The Ultimate Guide to Kink: book review
I was, at first, conflicted when Cleis Press invited me to review The Ultimate Guide to Kink: BDSM, Role Play and the Erotic Edge, ed. Tristan Taormino. I’m so unkinky personally. I like gentle sex, and although I had a “try anything twice” motto a few decades ago, by now, I feel pretty secure in knowing what works for me, and it’s decidedly, deliciously, vanilla.
I’ll admit it, I’ve never understood what could be pleasurable about pain. I’ve been in two devastating automobile accidents with residual and lifelong pain, I shattered my shoulder in ten places two years ago, I have arthritis in my neck — I know pain. I couldn’t imagine bringing pain intentionally into my sex life. Imagine my surprise reading this in Tristan Taormino’s introduction:
Tristan Taormino |
When people experience pain, adrenaline, endorphins, and natural painkillers flood their nervous system. People get off on this chemical rush, which many describe as feeling energized, high, or transcendent… In the context of a sexually charged scene, some people, when they are aroused (and their pain tolerance is much higher), process a face slap in a different way: it feels good.
Oh! Now I get it. (Are true kinksters laughing at my innocence?)

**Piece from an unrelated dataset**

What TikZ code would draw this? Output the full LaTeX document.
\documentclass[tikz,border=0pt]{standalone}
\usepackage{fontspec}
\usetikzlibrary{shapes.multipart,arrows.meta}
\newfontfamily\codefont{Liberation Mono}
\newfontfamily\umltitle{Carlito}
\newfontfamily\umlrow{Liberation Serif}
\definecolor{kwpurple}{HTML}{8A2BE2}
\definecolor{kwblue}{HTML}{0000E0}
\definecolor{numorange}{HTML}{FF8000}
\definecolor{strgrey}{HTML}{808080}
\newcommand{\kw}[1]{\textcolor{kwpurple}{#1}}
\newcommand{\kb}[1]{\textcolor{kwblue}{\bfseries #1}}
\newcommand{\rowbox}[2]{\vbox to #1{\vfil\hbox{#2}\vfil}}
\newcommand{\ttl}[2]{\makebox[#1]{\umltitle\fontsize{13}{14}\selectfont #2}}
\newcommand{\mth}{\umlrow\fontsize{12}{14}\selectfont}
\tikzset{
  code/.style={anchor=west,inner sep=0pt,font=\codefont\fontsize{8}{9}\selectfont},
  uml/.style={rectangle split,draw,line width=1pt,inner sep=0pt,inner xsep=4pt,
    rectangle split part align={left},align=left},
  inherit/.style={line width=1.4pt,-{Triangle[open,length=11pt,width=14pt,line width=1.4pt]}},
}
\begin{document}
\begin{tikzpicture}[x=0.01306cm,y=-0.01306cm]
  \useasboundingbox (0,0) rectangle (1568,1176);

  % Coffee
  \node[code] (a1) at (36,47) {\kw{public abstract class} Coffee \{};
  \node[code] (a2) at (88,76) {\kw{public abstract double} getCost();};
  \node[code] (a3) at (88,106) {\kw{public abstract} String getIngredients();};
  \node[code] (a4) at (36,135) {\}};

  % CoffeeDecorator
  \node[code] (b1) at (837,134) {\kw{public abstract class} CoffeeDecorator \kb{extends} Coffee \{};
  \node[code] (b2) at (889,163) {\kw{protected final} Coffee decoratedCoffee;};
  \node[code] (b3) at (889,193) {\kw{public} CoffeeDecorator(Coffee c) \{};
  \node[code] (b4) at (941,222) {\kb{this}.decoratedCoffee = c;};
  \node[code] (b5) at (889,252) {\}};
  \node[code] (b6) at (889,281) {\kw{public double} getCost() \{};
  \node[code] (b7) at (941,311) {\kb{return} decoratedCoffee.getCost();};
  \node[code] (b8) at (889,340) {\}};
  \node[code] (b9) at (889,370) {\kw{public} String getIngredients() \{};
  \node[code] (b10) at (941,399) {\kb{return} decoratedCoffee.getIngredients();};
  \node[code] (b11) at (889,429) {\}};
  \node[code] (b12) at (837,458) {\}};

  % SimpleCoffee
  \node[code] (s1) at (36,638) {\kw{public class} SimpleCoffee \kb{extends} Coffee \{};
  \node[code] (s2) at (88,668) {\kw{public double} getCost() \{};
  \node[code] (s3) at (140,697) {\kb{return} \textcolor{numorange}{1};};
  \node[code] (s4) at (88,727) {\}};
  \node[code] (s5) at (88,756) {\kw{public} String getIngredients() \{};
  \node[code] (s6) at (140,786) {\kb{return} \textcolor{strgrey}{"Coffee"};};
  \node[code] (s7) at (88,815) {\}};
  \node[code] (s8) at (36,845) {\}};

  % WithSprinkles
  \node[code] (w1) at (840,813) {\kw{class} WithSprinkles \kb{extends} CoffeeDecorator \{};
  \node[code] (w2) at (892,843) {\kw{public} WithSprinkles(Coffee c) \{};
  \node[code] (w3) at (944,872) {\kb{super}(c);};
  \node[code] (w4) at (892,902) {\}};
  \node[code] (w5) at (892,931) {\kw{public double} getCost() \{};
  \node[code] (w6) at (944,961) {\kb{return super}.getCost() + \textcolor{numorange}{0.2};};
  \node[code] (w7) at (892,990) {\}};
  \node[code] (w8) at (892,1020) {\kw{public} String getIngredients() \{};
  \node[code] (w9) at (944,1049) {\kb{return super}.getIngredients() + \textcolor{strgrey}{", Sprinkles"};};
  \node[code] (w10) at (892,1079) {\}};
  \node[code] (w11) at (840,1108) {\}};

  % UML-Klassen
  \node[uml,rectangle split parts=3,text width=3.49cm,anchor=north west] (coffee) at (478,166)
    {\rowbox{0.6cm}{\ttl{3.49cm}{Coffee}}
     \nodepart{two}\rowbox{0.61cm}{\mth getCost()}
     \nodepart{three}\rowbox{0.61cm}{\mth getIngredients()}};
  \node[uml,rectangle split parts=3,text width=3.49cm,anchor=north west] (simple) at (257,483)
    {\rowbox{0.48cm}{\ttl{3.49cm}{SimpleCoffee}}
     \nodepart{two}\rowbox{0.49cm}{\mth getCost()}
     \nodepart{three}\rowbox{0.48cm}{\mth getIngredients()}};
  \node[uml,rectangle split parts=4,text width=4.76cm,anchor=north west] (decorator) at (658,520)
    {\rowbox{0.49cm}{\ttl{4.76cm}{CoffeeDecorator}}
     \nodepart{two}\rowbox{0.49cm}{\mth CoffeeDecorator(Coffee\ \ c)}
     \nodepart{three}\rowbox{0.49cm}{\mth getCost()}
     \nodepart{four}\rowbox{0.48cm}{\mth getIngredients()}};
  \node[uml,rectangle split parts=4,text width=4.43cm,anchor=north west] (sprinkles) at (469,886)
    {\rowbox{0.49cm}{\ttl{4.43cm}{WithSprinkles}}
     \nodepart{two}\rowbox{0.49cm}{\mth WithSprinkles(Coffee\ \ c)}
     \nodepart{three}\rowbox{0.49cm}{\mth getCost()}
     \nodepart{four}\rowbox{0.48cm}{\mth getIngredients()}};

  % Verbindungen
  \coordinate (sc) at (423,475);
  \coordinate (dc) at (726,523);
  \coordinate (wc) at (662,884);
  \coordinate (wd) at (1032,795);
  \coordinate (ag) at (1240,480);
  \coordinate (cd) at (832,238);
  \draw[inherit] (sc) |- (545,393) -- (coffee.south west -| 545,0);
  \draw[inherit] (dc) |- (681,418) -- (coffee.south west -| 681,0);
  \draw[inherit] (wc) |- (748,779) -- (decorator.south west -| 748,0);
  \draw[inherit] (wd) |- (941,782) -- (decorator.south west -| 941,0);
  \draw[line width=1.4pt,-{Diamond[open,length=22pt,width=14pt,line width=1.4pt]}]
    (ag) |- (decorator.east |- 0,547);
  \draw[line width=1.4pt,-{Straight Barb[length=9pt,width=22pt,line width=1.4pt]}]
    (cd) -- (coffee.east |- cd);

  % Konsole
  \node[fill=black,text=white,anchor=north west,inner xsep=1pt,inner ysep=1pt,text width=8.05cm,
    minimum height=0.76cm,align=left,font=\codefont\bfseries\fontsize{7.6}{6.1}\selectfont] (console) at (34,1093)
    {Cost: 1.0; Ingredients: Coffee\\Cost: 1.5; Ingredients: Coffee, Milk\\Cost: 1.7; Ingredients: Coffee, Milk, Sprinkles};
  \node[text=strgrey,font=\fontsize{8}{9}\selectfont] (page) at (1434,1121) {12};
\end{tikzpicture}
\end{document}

- Patrick Califia, who writes “Butthole Bliss: The Ins and Outs of Anal Fisting” (“one of the most extreme sexual acts that one person can allow another to do to his or her body”) and “Enhancing Masochism: How to Expand Limits and Increase Desire.” He defines masochism as “the desire and the ability to become aroused and perhaps even climax while experiencing sensations that other people avoid.”

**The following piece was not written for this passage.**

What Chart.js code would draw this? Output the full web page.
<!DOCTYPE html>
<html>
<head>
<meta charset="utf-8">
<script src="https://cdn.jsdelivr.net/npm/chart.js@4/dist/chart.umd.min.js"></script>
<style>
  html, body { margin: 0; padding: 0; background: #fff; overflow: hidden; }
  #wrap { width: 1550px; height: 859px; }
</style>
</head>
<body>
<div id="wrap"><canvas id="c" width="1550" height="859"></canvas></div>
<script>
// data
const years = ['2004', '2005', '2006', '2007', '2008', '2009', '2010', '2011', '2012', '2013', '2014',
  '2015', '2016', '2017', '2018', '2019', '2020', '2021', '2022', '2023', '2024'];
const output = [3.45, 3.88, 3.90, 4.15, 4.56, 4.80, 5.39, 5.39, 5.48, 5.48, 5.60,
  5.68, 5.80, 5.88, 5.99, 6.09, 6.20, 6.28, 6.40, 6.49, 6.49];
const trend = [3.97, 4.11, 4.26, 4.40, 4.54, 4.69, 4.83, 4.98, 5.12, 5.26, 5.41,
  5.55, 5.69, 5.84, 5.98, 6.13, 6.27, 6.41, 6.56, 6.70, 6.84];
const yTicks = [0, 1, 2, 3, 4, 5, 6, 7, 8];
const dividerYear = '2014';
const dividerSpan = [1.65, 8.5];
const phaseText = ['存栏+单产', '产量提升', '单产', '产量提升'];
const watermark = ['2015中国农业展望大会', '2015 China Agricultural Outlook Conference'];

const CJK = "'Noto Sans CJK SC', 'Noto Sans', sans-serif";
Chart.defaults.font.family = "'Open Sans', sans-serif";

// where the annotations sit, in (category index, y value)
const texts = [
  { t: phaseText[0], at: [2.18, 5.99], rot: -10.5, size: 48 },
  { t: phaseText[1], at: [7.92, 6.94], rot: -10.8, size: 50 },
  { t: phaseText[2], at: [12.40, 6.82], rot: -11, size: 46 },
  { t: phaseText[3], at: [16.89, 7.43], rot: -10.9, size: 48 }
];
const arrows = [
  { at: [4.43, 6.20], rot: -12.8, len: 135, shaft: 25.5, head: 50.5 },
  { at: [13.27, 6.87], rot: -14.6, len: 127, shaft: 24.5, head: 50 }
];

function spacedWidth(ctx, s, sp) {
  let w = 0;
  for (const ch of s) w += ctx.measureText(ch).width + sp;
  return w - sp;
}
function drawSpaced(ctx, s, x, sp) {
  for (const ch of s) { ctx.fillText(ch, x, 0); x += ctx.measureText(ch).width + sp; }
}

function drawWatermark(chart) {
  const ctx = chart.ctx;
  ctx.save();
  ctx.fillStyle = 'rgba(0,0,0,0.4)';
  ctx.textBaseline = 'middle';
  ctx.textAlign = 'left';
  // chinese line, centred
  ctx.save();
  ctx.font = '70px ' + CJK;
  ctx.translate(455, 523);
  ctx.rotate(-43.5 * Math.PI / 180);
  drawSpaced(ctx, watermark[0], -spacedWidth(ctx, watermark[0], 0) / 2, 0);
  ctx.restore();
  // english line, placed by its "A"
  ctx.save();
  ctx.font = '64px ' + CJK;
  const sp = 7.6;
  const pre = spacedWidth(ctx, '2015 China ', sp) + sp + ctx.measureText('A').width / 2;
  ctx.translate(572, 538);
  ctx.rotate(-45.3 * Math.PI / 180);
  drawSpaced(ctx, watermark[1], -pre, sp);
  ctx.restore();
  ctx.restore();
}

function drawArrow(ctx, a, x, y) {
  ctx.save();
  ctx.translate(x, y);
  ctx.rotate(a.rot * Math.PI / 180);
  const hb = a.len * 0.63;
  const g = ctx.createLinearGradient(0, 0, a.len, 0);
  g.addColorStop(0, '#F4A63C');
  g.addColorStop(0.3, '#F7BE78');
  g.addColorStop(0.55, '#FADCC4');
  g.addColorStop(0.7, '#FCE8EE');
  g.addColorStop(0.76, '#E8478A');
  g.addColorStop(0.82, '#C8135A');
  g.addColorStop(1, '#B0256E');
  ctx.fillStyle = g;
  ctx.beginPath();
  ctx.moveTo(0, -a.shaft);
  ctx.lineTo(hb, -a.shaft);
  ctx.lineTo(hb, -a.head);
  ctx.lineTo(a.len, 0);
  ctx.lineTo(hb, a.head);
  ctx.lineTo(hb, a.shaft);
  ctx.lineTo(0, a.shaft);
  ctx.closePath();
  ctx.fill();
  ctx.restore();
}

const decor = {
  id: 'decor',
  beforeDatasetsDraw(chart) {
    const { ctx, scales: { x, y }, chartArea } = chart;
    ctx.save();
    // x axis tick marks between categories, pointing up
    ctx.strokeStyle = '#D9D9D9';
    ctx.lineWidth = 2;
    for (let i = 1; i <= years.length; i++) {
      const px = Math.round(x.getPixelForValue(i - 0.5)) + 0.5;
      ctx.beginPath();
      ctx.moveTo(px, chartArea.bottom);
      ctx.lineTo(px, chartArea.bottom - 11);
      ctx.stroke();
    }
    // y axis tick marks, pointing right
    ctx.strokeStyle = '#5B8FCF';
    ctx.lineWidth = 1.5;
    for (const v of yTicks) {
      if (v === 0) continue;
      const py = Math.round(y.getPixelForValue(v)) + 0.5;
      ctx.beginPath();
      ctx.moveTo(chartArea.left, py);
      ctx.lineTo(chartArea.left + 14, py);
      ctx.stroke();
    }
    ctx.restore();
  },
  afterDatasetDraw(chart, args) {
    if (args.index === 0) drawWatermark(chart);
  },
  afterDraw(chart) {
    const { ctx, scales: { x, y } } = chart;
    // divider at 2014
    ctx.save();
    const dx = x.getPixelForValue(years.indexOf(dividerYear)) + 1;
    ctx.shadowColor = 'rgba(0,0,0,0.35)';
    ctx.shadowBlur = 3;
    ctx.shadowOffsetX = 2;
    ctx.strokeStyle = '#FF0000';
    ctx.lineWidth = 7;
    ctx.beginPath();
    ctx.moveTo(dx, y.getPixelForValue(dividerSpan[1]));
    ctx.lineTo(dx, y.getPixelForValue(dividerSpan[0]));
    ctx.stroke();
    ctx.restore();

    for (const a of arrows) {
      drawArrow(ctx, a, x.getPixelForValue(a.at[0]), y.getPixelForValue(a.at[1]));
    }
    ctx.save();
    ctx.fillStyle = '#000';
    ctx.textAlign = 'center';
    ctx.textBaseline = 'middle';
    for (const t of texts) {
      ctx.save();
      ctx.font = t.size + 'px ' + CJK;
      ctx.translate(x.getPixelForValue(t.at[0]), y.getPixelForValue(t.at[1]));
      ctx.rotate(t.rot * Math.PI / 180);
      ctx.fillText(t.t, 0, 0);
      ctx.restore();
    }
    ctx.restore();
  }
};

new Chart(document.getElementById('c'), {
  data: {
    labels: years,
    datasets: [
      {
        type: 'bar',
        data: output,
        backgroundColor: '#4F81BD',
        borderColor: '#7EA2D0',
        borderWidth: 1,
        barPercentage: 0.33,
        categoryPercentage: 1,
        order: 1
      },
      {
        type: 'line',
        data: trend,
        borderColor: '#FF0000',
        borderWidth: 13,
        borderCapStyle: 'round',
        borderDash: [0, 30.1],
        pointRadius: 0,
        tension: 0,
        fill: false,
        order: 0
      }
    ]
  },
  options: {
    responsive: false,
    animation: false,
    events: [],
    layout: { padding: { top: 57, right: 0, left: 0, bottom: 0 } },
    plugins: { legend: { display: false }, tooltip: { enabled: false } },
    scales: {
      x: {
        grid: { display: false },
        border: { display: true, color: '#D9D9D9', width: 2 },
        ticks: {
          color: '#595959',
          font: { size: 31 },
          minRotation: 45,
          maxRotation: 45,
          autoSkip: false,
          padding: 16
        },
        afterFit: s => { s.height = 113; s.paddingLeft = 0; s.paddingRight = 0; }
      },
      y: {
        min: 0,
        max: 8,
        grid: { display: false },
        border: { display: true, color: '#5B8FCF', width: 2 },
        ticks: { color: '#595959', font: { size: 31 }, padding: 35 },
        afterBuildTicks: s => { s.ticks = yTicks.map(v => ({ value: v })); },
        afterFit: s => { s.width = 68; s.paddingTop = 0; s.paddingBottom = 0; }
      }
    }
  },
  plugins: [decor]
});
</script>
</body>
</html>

- Hardy Haberman, who writes “A Little Cock and Ball Play,” including household items you can use as sensation implements: toothbrush, paintbrush, nylon scouring pad, mushroom brush….
- Jack Rinella, who writes “The Dark Side.” As the Dark Lord, he advertised for men who desired to be “subjugated, degraded, dominated, humiliated, and violated” — about 120 men responded.
- Lolita Wolf, who writes “Making an Impact: Spanking, Caning, and Flogging,” including choosing an implement, techniques, and why the bottom and the top enjoy it.
- Barbara Carrellas, who writes “Kinky Twisted Tantra,” including “The Tao of Pain.”
Patrick Califia challenges those who brand BDSM players as “mentally ill”:
The assumption that variant sexualities are mental illnesses has more to do with conservative religious values than it does with objective observation. If a mental state or human behavior is unhealthy, we ought to be able to demonstrate that it makes that person unhappy, interferes with their ability to give and receive love, prevents them from setting goals that give them a sense of fulfillment, and injures their health.